▶ Goal of the exercise
Without the pictures, return all of the material exactly as written.

▶ Exercise input

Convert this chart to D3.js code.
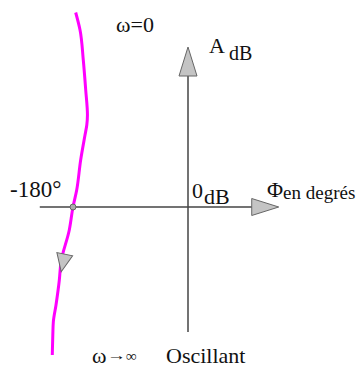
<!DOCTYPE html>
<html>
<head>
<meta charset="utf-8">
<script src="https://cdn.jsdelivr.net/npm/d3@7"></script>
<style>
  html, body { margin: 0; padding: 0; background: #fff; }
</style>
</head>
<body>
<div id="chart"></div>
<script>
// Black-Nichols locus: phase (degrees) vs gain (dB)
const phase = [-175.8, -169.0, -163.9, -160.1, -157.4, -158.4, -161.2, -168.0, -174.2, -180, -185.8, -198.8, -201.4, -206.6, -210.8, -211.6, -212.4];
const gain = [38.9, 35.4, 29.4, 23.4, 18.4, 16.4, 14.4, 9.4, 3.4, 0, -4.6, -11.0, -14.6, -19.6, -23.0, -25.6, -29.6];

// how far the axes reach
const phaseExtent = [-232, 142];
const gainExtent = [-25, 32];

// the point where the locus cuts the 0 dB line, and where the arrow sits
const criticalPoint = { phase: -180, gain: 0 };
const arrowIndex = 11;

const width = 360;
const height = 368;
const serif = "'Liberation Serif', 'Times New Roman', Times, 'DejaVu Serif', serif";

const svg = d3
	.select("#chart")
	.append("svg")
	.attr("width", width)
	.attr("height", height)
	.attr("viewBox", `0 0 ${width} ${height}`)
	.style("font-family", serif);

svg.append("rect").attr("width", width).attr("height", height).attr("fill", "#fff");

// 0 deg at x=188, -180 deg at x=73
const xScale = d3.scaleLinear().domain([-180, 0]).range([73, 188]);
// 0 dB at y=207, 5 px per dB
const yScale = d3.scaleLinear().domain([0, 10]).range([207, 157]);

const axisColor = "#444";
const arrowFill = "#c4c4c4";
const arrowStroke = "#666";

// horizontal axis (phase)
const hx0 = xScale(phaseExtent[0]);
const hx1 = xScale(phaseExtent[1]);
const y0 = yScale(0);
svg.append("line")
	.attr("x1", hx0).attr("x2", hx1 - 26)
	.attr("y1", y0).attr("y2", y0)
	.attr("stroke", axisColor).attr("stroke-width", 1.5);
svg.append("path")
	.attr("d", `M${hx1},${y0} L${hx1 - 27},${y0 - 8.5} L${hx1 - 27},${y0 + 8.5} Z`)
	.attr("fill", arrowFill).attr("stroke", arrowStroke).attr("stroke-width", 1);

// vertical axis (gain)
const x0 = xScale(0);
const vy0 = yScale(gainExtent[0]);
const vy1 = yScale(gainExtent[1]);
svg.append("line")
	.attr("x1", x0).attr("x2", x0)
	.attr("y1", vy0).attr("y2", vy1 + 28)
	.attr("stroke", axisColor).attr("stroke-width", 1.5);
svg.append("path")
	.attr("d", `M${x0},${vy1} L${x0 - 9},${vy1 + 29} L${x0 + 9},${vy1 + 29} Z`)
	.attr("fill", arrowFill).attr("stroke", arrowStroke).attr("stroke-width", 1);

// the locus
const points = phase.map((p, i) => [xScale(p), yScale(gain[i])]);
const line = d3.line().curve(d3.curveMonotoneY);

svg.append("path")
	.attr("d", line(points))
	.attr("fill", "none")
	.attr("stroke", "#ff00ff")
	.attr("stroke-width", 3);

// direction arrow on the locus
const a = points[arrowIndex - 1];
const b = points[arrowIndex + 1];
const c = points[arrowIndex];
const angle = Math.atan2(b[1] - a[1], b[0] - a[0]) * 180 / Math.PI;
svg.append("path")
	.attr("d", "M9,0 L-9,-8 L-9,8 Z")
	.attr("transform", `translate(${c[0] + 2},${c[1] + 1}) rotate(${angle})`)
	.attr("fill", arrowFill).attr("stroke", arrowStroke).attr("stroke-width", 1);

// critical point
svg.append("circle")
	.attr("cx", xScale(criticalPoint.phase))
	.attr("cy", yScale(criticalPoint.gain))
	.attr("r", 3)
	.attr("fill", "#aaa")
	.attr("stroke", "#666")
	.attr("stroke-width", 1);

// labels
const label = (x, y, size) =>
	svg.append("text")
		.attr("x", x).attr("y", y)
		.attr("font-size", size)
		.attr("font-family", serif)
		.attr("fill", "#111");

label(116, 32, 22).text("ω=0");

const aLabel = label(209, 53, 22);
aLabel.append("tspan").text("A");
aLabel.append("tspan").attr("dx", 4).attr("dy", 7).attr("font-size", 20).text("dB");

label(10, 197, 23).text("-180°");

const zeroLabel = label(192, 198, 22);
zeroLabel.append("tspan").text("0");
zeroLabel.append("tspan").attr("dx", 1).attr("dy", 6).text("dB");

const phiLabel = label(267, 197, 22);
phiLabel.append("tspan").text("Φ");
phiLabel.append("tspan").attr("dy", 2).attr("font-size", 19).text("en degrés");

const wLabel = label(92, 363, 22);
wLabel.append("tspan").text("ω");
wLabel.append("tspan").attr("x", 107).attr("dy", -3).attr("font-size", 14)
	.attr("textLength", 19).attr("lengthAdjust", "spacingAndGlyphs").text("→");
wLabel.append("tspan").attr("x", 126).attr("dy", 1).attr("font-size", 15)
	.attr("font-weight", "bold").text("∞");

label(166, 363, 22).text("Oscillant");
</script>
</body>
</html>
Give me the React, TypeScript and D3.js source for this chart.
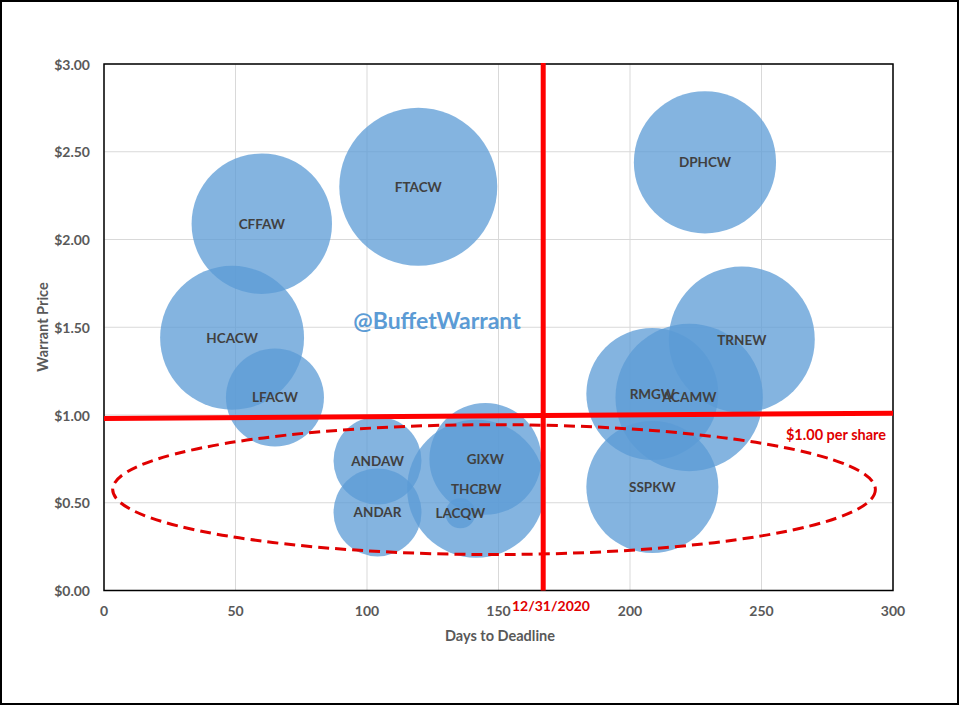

▶ Exercise result
Convert this chart to D3.js code.
<!DOCTYPE html>
<html>
<head>
<meta charset="utf-8">
<script src="https://cdn.jsdelivr.net/npm/d3@7"></script>
<style>
  html, body { margin: 0; padding: 0; background: #fff; }
</style>
</head>
<body>
<div id="chart"></div>
<script>
// Black-Nichols locus: phase (degrees) vs gain (dB)
const phase = [-175.8, -169.0, -163.9, -160.1, -157.4, -158.4, -161.2, -168.0, -174.2, -180, -185.8, -198.8, -201.4, -206.6, -210.8, -211.6, -212.4];
const gain = [38.9, 35.4, 29.4, 23.4, 18.4, 16.4, 14.4, 9.4, 3.4, 0, -4.6, -11.0, -14.6, -19.6, -23.0, -25.6, -29.6];

// how far the axes reach
const phaseExtent = [-232, 142];
const gainExtent = [-25, 32];

// the point where the locus cuts the 0 dB line, and where the arrow sits
const criticalPoint = { phase: -180, gain: 0 };
const arrowIndex = 11;

const width = 360;
const height = 368;
const serif = "'Liberation Serif', 'Times New Roman', Times, 'DejaVu Serif', serif";

const svg = d3
	.select("#chart")
	.append("svg")
	.attr("width", width)
	.attr("height", height)
	.attr("viewBox", `0 0 ${width} ${height}`)
	.style("font-family", serif);

svg.append("rect").attr("width", width).attr("height", height).attr("fill", "#fff");

// 0 deg at x=188, -180 deg at x=73
const xScale = d3.scaleLinear().domain([-180, 0]).range([73, 188]);
// 0 dB at y=207, 5 px per dB
const yScale = d3.scaleLinear().domain([0, 10]).range([207, 157]);

const axisColor = "#444";
const arrowFill = "#c4c4c4";
const arrowStroke = "#666";

// horizontal axis (phase)
const hx0 = xScale(phaseExtent[0]);
const hx1 = xScale(phaseExtent[1]);
const y0 = yScale(0);
svg.append("line")
	.attr("x1", hx0).attr("x2", hx1 - 26)
	.attr("y1", y0).attr("y2", y0)
	.attr("stroke", axisColor).attr("stroke-width", 1.5);
svg.append("path")
	.attr("d", `M${hx1},${y0} L${hx1 - 27},${y0 - 8.5} L${hx1 - 27},${y0 + 8.5} Z`)
	.attr("fill", arrowFill).attr("stroke", arrowStroke).attr("stroke-width", 1);

// vertical axis (gain)
const x0 = xScale(0);
const vy0 = yScale(gainExtent[0]);
const vy1 = yScale(gainExtent[1]);
svg.append("line")
	.attr("x1", x0).attr("x2", x0)
	.attr("y1", vy0).attr("y2", vy1 + 28)
	.attr("stroke", axisColor).attr("stroke-width", 1.5);
svg.append("path")
	.attr("d", `M${x0},${vy1} L${x0 - 9},${vy1 + 29} L${x0 + 9},${vy1 + 29} Z`)
	.attr("fill", arrowFill).attr("stroke", arrowStroke).attr("stroke-width", 1);

// the locus
const points = phase.map((p, i) => [xScale(p), yScale(gain[i])]);
const line = d3.line().curve(d3.curveMonotoneY);

svg.append("path")
	.attr("d", line(points))
	.attr("fill", "none")
	.attr("stroke", "#ff00ff")
	.attr("stroke-width", 3);

// direction arrow on the locus
const a = points[arrowIndex - 1];
const b = points[arrowIndex + 1];
const c = points[arrowIndex];
const angle = Math.atan2(b[1] - a[1], b[0] - a[0]) * 180 / Math.PI;
svg.append("path")
	.attr("d", "M9,0 L-9,-8 L-9,8 Z")
	.attr("transform", `translate(${c[0] + 2},${c[1] + 1}) rotate(${angle})`)
	.attr("fill", arrowFill).attr("stroke", arrowStroke).attr("stroke-width", 1);

// critical point
svg.append("circle")
	.attr("cx", xScale(criticalPoint.phase))
	.attr("cy", yScale(criticalPoint.gain))
	.attr("r", 3)
	.attr("fill", "#aaa")
	.attr("stroke", "#666")
	.attr("stroke-width", 1);

// labels
const label = (x, y, size) =>
	svg.append("text")
		.attr("x", x).attr("y", y)
		.attr("font-size", size)
		.attr("font-family", serif)
		.attr("fill", "#111");

label(116, 32, 22).text("ω=0");

const aLabel = label(209, 53, 22);
aLabel.append("tspan").text("A");
aLabel.append("tspan").attr("dx", 4).attr("dy", 7).attr("font-size", 20).text("dB");

label(10, 197, 23).text("-180°");

const zeroLabel = label(192, 198, 22);
zeroLabel.append("tspan").text("0");
zeroLabel.append("tspan").attr("dx", 1).attr("dy", 6).text("dB");

const phiLabel = label(267, 197, 22);
phiLabel.append("tspan").text("Φ");
phiLabel.append("tspan").attr("dy", 2).attr("font-size", 19).text("en degrés");

const wLabel = label(92, 363, 22);
wLabel.append("tspan").text("ω");
wLabel.append("tspan").attr("x", 107).attr("dy", -3).attr("font-size", 14)
	.attr("textLength", 19).attr("lengthAdjust", "spacingAndGlyphs").text("→");
wLabel.append("tspan").attr("x", 126).attr("dy", 1).attr("font-size", 15)
	.attr("font-weight", "bold").text("∞");

label(166, 363, 22).text("Oscillant");
</script>
</body>
</html>
Give me the React, TypeScript and D3.js source for this chart.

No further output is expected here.